YOUR OBJECTIVE:
Find every line containing the word "this" in the records below; report only how many there are.

DATA FOR PROCESSING:
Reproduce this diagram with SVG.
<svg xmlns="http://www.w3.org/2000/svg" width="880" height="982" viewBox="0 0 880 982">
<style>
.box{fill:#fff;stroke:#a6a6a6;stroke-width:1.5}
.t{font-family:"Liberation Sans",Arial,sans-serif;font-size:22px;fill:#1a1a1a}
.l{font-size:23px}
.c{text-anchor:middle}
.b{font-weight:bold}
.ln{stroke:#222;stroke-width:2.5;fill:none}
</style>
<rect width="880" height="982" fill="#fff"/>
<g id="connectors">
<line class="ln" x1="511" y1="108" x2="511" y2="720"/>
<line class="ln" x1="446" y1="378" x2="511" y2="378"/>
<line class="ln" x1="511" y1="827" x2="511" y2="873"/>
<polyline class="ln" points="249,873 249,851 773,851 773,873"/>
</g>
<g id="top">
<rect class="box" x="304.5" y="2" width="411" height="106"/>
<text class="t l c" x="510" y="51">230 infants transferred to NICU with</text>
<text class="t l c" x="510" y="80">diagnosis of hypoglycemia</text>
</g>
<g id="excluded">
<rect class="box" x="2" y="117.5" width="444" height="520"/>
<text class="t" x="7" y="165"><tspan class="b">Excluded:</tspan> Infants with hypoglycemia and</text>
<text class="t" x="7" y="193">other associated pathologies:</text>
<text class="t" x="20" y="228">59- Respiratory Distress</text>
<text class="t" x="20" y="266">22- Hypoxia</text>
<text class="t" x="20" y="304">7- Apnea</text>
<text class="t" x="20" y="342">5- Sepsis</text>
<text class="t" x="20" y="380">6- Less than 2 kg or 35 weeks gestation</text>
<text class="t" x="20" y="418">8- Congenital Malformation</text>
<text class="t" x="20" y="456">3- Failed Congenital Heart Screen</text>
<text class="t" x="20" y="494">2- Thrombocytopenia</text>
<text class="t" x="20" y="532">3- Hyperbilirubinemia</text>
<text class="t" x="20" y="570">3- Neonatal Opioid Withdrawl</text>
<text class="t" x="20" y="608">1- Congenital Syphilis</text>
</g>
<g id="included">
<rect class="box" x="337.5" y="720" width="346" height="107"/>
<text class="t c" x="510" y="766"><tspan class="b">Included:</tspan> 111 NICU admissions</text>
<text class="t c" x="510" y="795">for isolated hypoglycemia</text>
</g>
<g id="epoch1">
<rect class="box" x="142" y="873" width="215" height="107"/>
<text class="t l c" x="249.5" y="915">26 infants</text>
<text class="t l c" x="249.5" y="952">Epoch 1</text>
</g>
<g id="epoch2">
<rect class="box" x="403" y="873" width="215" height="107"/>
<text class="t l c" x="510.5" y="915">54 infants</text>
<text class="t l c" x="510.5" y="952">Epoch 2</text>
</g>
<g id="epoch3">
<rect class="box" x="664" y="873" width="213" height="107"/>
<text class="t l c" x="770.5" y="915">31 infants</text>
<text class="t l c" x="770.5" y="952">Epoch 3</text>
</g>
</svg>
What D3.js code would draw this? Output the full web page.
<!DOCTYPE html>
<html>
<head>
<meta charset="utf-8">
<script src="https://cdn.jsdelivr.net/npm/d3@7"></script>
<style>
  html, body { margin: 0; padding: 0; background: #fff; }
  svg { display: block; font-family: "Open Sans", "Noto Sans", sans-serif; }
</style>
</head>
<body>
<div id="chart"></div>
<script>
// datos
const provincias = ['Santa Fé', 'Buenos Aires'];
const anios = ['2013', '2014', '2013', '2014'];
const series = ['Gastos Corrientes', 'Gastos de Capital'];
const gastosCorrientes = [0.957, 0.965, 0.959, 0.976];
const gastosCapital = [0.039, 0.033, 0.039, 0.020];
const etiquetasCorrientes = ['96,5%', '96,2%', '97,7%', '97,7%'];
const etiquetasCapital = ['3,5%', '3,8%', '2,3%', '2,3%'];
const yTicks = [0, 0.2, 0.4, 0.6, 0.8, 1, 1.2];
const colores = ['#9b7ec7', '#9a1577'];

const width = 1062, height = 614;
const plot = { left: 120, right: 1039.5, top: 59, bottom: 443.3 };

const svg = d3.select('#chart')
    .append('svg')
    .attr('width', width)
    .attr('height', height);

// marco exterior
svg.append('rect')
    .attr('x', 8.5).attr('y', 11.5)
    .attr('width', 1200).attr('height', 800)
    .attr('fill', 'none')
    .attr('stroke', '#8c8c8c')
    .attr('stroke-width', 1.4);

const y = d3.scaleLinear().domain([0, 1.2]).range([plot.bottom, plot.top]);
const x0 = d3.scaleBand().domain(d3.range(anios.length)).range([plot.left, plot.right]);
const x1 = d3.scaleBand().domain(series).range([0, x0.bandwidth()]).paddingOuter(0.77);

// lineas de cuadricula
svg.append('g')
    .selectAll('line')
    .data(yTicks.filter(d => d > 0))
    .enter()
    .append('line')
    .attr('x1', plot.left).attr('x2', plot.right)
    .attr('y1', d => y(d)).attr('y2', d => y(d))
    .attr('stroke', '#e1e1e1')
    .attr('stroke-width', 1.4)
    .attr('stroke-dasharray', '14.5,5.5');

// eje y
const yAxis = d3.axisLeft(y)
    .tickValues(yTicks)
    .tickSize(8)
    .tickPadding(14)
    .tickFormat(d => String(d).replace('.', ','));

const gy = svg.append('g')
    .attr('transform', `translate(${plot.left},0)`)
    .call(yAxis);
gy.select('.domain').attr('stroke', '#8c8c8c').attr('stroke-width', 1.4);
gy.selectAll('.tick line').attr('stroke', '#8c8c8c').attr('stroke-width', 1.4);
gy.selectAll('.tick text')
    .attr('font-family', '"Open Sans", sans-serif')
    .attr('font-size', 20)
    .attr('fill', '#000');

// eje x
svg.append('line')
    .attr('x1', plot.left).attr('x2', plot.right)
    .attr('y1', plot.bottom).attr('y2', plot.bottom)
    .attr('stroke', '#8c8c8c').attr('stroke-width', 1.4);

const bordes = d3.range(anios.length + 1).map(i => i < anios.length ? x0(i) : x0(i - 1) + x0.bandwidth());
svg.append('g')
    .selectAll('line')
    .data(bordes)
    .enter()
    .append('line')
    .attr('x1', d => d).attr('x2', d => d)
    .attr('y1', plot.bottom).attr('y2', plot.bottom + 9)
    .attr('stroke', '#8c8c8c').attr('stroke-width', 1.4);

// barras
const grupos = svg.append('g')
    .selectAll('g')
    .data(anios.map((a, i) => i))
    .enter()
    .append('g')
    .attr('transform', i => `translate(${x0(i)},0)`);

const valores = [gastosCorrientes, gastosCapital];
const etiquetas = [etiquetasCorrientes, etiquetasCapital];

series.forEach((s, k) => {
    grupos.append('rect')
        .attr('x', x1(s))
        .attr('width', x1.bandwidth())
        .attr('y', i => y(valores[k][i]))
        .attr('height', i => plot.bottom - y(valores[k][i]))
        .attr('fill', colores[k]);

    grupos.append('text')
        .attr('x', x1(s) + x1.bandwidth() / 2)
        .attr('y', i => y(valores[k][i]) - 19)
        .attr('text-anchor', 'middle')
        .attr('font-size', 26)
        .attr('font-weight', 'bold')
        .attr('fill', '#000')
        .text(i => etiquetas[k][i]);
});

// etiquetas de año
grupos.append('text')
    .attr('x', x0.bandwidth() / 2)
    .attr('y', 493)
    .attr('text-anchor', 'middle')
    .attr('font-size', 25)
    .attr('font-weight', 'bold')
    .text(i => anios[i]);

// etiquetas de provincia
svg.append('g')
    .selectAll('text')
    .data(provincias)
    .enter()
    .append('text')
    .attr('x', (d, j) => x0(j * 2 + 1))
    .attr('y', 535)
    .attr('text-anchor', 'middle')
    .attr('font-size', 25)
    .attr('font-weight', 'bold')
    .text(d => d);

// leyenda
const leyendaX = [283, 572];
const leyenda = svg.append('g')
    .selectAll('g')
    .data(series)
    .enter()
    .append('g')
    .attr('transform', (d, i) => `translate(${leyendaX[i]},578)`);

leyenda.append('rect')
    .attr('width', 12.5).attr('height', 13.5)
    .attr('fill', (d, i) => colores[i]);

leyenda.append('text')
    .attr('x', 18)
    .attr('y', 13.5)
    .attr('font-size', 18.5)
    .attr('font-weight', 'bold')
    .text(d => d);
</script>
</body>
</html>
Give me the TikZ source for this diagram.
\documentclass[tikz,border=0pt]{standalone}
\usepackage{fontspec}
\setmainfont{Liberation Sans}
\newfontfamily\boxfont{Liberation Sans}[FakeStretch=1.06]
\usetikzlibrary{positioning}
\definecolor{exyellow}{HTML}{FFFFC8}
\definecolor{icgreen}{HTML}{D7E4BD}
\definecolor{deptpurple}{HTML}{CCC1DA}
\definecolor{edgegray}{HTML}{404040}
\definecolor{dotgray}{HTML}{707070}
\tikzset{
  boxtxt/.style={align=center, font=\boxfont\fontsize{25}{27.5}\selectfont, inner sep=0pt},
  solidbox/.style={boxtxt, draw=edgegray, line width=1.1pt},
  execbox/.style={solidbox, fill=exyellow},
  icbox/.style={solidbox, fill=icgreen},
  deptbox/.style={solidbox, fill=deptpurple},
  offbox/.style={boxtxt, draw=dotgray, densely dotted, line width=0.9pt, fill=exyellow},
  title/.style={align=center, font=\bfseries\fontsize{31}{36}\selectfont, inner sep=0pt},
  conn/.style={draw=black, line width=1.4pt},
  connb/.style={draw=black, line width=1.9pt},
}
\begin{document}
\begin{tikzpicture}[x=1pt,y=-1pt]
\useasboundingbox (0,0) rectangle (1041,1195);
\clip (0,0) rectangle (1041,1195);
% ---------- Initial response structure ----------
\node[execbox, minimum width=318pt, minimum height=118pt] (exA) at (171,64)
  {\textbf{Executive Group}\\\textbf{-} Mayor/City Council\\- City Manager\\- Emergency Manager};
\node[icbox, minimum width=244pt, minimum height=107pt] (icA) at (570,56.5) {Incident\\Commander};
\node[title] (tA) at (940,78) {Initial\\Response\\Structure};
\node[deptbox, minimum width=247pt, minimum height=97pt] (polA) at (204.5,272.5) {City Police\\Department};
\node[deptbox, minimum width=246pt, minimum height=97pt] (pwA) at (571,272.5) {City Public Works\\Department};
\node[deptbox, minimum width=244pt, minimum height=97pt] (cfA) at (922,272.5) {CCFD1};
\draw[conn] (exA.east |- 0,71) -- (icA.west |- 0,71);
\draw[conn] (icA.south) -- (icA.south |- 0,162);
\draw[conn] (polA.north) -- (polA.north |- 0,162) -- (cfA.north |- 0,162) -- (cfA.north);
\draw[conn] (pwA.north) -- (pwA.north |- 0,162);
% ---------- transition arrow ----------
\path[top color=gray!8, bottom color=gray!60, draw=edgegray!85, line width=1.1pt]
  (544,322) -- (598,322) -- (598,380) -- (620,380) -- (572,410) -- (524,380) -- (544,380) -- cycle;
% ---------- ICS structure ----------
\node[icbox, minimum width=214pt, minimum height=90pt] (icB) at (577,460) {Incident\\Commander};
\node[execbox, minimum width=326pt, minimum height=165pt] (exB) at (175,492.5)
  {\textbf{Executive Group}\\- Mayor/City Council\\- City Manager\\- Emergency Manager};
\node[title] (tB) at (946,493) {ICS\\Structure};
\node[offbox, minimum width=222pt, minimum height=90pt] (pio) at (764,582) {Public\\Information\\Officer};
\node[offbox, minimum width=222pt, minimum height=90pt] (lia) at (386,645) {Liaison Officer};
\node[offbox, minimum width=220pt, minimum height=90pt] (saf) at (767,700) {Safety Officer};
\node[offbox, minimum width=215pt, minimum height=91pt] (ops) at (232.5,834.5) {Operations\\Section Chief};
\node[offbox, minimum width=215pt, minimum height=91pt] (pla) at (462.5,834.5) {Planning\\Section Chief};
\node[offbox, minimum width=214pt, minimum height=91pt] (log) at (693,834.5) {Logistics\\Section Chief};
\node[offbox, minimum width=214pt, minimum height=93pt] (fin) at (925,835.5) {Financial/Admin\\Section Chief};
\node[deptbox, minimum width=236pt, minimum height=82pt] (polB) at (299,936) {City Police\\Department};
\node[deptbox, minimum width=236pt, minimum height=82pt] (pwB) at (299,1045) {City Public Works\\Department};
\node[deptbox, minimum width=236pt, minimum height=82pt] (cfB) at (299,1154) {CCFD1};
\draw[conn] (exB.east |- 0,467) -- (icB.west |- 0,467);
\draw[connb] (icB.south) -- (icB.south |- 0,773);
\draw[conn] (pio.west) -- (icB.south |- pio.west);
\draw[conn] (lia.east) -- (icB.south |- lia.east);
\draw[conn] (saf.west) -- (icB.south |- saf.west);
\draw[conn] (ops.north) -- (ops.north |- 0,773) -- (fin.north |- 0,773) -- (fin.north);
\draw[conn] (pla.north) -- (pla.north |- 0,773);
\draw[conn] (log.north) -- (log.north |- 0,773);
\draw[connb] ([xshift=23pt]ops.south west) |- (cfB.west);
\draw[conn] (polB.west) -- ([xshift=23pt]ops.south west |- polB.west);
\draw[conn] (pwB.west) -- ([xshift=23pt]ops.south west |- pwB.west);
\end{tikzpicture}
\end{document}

TASK OUTPUT:
3